How to sanitise your home safely

Good hygiene is the No.1 defence against the spread of germs – so how do you effectively cleanse your home to keep nasties at bay?

Preventing the spread of germs is a necessity amid the COVID-19 outbreak.

Maintaining good hand hygiene has been a key health directive and, the federal health department says home cleanliness is of the utmost importance because coronaviruses “are readily inactivated by cleaning and disinfection”.

Honey, the germs are home

From the moment we walk inside, we unwittingly bring germs with us.

Author and household guru Shannon Lush recently told House of Wellness Radio that your “first port of call is to remove shoes and leave them outside” before heading to a sink to wash your hands and your face.

How often should you clean your house during coronavirus pandemic?

It’s always good practice to regularly clean general household surfaces and fittings, and immediately wipe soiled areas or spillages.

A recent health expert panel on COVID-19 noted that our frequency of household cleans should now be “more often than usual”.

The Organised Housewife blogger Katrina Springer says that in addition to regular household cleaning, it’s advisable to clean frequently used areas “like the bathroom and kitchen every day”.

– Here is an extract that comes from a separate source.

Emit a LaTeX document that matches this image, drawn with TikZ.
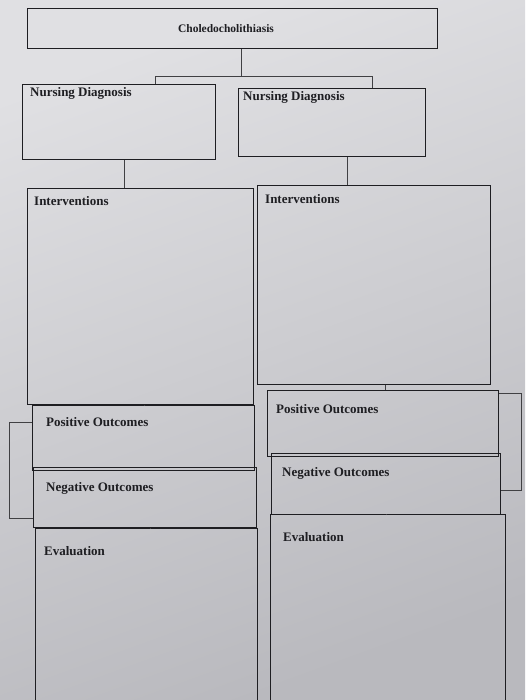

Why cleaning high-touch surfaces is essential

High-touch surfaces such as light switches, door handles, phones, remotes, benches, sinks and toilets are prone to bacteria build-up.

In the health expert panel, La Trobe University Associate Professor and epidemiologist Hassan Valley notes that “paying more attention” to cleaning and disinfecting high-touch areas is crucial because coronavirus can survive for extended periods on surfaces.

As for minimally touched areas like floors, ceilings, walls and blinds, the Department of Health’s advice is to continue routinely cleaning these areas.

home cleaning

Clean, then disinfect

Disinfectant is vital in the removal of germs – but that doesn’t mean you can skip the cleaning and jump straight to disinfecting.

The Department of Health explains that “dirt and grime can inactivate many disinfectants”, which is why home sanitisation must be a two-step process.

“To start cleaning, remove any dust and dirt build-up from the surfaces by wiping them down with an all-purpose general cleanser,” advises Katrina.

“Then disinfect the surface with an antibacterial cleaner to remove germs and bacteria.”

Cleaning essentials to stock up on

Stocking up your home sanitising armoury?

Katrina suggests an all-purpose cleanser to remove dirt and dust on surfaces, and an antibacterial cleanser to remove germs and viruses – as well as an array of sponges, wipes and paper towel.

There’s an abundance of cleaning and disinfectant products, so always check the manufacturer’s claim on the label to ensure the product is appropriate for killing germs.

Health experts says detergent or soapy water for cleaning, and a diluted bleach disinfectant, are adequate – along with a little elbow grease.

“The important thing is to make sure you cover surfaces properly with disinfectant and scrub with pressure using a sponge or towel,” says Prof Hassan.

And while cleaning, always ensure there is adequate ventilation and wear disposable gloves.

organised housewife
Katrina Springer’s Reusable Antibacterial Surface Wipes

How to make your own home antibacterial products

Shannon Lush’s Home and Hand Sanitiser


  • 1 cup of high proof alcohol (methylated spirits, isopropyl alcohol, or strong vodka of at least 60 per cent by volume alcohol)
  • 2 teaspoons of glycerine
  • 1 teaspoon of tea tree oil

Katrina Springer’s Reusable Antibacterial Surface Wipes

You will need:

  • 1 cup water
  • 1 cup vinegar
  • 12 drops lavender oil
  • 5 drops of your favourite essential oil
  • 2 teaspoons detergent
  • Micro-fibre cloths (about 10-12 cloths)
  • Large airtight container (about four litres)


  • Place cloths into large container.
  • In a jug, combine water, vinegar, essential oil and detergent, mix to combine.
  • Pour the liquid over cloths and seal container.